Integrating Market Data

Profitability doesn’t exist in a vacuum; it is shaped by neighborhood dynamics, job growth, and supply trends. To enhance the accuracy of a rental property calculator, cross-verify assumptions with credible public sources. For example, the Census Bureau’s Housing Vacancy Survey provides quarterly updates on rental vacancy rates, allowing you to adjust your default vacancy percentage. Federal Reserve publications supply interest rate forecasts that influence financing assumptions. Using this data, you can create best, base, and worst-case scenarios inside the calculator for a well-rounded perspective.

Another layer involves local ordinances. Some municipalities impose rent caps or additional taxes, directly influencing the calculator output. Before finalizing numbers, consult city planning documents or county assessor sites to understand regulatory constraints. Advanced investors may also input maintenance escalators that increase expenses over time, mirroring inflation. This approach ensures cash flow projections remain realistic rather than overly optimistic.

Practical Workflow for Investors

  1. Collect Data: Gather rent comps, expense records, lender quotes, and tax statements. Public resources such as HUD’s rent surveys and BLS inflation tables provide baseline figures.
  2. Populate the Calculator: Enter conservative numbers first, especially for rent and appreciation. Let the calculator show whether the deal works even under muted projections.
  3. Evaluate Outputs: Focus on annual cash flow, debt coverage ratio, and total return. If numbers fall short, iterate by adjusting purchase price or financing terms.
  4. Create Scenarios: Duplicate the calculation with aggressive and defensive assumptions. Compare how each scenario affects profitability and decide on acceptable risk.
  5. Implement Safeguards: If results reveal slim margins, consider increasing reserves or negotiating better loan terms before closing.

By following this workflow, the calculator becomes a decision-making engine rather than a simple curiosity. Repeated use fosters intuition about how each variable moves the needle. For instance, you may discover that a one-point increase in interest rates diminishes annual cash flow by thousands of dollars, prompting you to lock in a rate quickly or buy down points.

Beyond Year-One: Forecasting Long-Term Profit

While the calculator emphasizes first-year performance, smart investors project at least five years ahead. Rent growth, expense inflation, and amortization combine to reshape returns over time. Even if initial cash flow is modest, amortization builds equity as tenants effectively pay down your loan. Appreciation compounds this effect. To simulate long-term outcomes, run multiple calculations with incremental rent increases and lower loan balances. Track how cash-on-cash return improves as debt service shrinks relative to income.
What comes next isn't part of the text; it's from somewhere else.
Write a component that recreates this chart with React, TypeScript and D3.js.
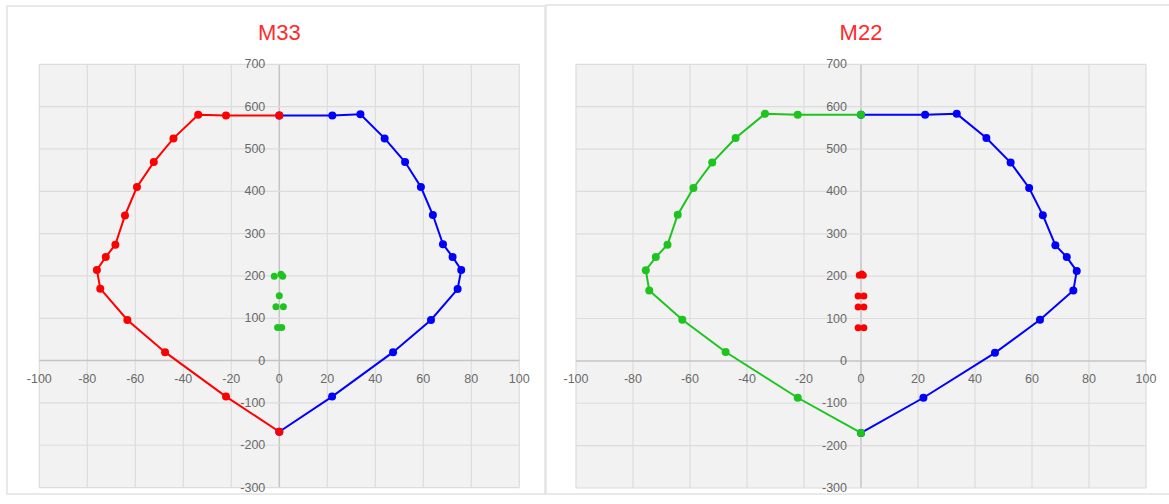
import React, { useEffect, useRef } from "react";
import * as d3 from "d3";

const xTicks = [-100, -80, -60, -40, -20, 0, 20, 40, 60, 80, 100];
const yTicks = [-300, -200, -100, 0, 100, 200, 300, 400, 500, 600, 700];

// M33 chart
const m33NegX = [0, -22.2, -33.8, -44.1, -52.3, -59.3, -64.3, -68.3, -72.3, -76, -74.6, -63.3, -47.6, -22.2, 0];
const m33NegY = [579, 579, 581, 525, 469, 410, 343, 274, 245, 214, 170, 96, 20, -85, -168];
const m33PosX = [0, 22, 47.4, 63.2, 74.3, 75.8, 72.2, 68.2, 64, 59, 52.4, 43.9, 33.8, 22.1, 0];
const m33PosY = [-168, -85, 20, 96, 169, 214, 245, 275, 344, 410, 469, 525, 582, 579, 579];
const m33LoadX = [-2.1, 0.7, 1.4, 0, -1.4, 1.7, -0.7, 1];
const m33LoadY = [199, 204, 199, 153, 127, 127, 78, 78];

// M22 chart
const m22NegX = [0, -22.2, -33.7, -44, -52.2, -58.8, -64.3, -67.9, -72, -75.5, -74.3, -62.7, -47.5, -22.2, 0];
const m22NegY = [581, 581, 583, 526, 468, 408, 345, 274, 245, 214, 166, 97, 21, -87, -170];
const m22PosX = [0, 21.9, 47, 62.8, 74.5, 75.7, 72.2, 68.2, 63.8, 59, 52.5, 44, 33.6, 22.5, 0];
const m22PosY = [-170, -87, 19, 97, 166, 212, 245, 273, 344, 408, 468, 526, 583, 581, 581];
const m22LoadX = [-0.6, 0.3, 0.8, -1, 1, -1, 1, -1, 1];
const m22LoadY = [202, 205, 202, 153, 153, 127, 127, 78, 78];

const zip = (xs: number[], ys: number[]) => xs.map((x, i) => [x, ys[i]] as [number, number]);

function drawChart(svg: any, cfg: any) {
  const g = svg.append("g");

  g.append("rect")
    .attr("x", cfg.panel[0]).attr("y", cfg.panel[1])
    .attr("width", cfg.panel[2]).attr("height", cfg.panel[3])
    .attr("fill", "#fff").attr("stroke", "#e2e2e2").attr("stroke-width", 1.5);

  const x = d3.scaleLinear().domain([-100, 100]).range([cfg.left, cfg.right]);
  const y = d3.scaleLinear().domain([-300, 700]).range([cfg.bottom, cfg.top]);

  g.append("rect")
    .attr("x", cfg.left).attr("y", cfg.top)
    .attr("width", cfg.right - cfg.left).attr("height", cfg.bottom - cfg.top)
    .attr("fill", "#f2f2f2");

  g.selectAll(".vgrid").data(xTicks).enter().append("line")
    .attr("x1", (d) => x(d)).attr("x2", (d) => x(d))
    .attr("y1", cfg.top).attr("y2", cfg.bottom)
    .attr("stroke", (d) => (d === 0 ? "#c4c4c4" : "#dcdcdc"))
    .attr("stroke-width", (d) => (d === 0 ? 1.5 : 1.2));

  g.selectAll(".hgrid").data(yTicks).enter().append("line")
    .attr("x1", cfg.left).attr("x2", cfg.right)
    .attr("y1", (d) => y(d)).attr("y2", (d) => y(d))
    .attr("stroke", (d) => (d === 0 ? "#c4c4c4" : "#dcdcdc"))
    .attr("stroke-width", (d) => (d === 0 ? 1.5 : 1.2));

  const font = "'Liberation Sans', Arial, sans-serif";

  g.selectAll(".ylab").data(yTicks).enter().append("text")
    .attr("x", x(0) - 14).attr("y", (d) => y(d) + 4)
    .attr("text-anchor", "end")
    .attr("font-family", font).attr("font-size", 12.5).attr("fill", "#6a6a6a")
    .text((d) => d);

  g.selectAll(".xlab").data(xTicks).enter().append("text")
    .attr("x", (d) => x(d)).attr("y", y(0) + 22)
    .attr("text-anchor", "middle")
    .attr("font-family", font).attr("font-size", 12.5).attr("fill", "#6a6a6a")
    .text((d) => d);

  g.append("text")
    .attr("x", x(0)).attr("y", 40)
    .attr("text-anchor", "middle")
    .attr("font-family", font).attr("font-size", 22).attr("fill", "#ff2a2a")
    .text(cfg.title);

  const line = d3.line().x((d: any) => x(d[0])).y((d: any) => y(d[1]));

  cfg.series.forEach((s: any) => {
    const pts = zip(s.xs, s.ys);
    g.append("path").datum(pts)
      .attr("d", line as any)
      .attr("fill", "none").attr("stroke", s.color).attr("stroke-width", 2);
    g.selectAll(null).data(pts).enter().append("circle")
      .attr("cx", (d) => x(d[0])).attr("cy", (d) => y(d[1]))
      .attr("r", 4).attr("fill", s.color);
  });

  g.selectAll(null).data(zip(cfg.load.xs, cfg.load.ys)).enter().append("circle")
    .attr("cx", (d: any) => x(d[0])).attr("cy", (d: any) => y(d[1]))
    .attr("r", 3.5).attr("fill", cfg.load.color);
}

function App() {
  const svgRef = useRef<SVGSVGElement>(null);

  useEffect(() => {
    const svg = d3.select(svgRef.current);
    svg.selectAll("*").remove();

    drawChart(svg, {
      title: "M33",
      panel: [7, 6, 538, 488],
      left: 39.3, right: 519.3, top: 64.3, bottom: 487.6,
      series: [
        { xs: m33PosX, ys: m33PosY, color: "#0000ff" },
        { xs: m33NegX, ys: m33NegY, color: "#ff0000" },
      ],
      load: { xs: m33LoadX, ys: m33LoadY, color: "#1ec41e" },
    });

    drawChart(svg, {
      title: "M22",
      panel: [546, 5, 630, 489],
      left: 576, right: 1146, top: 64.3, bottom: 488,
      series: [
        { xs: m22PosX, ys: m22PosY, color: "#0000ff" },
        { xs: m22NegX, ys: m22NegY, color: "#1ec41e" },
      ],
      load: { xs: m22LoadX, ys: m22LoadY, color: "#ff0000" },
    });
  }, []);

  return (
    <svg
      ref={svgRef}
      width={1169}
      height={504}
      style={{ position: "absolute", left: 0, top: 0, background: "#fff" }}
    />
  );
}

export default App;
In addition, consider exit strategies. If you plan to refinance or sell after a holding period, evaluate projected NOI in that year to estimate value using market capitalization rates. A property generating $30,000 in NOI sold at a 6 percent cap would be worth $500,000, creating equity beyond mere appreciation. Feeding such valuations back into the calculator ensures that you’re not just tracking cash flow but also potential equity harvests.

The most reliable investors treat calculators as living documents. Update your entries whenever a lease renews, insurance premiums change, or tax assessments arrive. Consistent monitoring allows you to spot performance drift early and implement corrective action. Coupling precise calculations with reputable market references from agencies like HUD, the Census Bureau, and the Federal Reserve equips you to navigate even volatile real estate cycles confidently.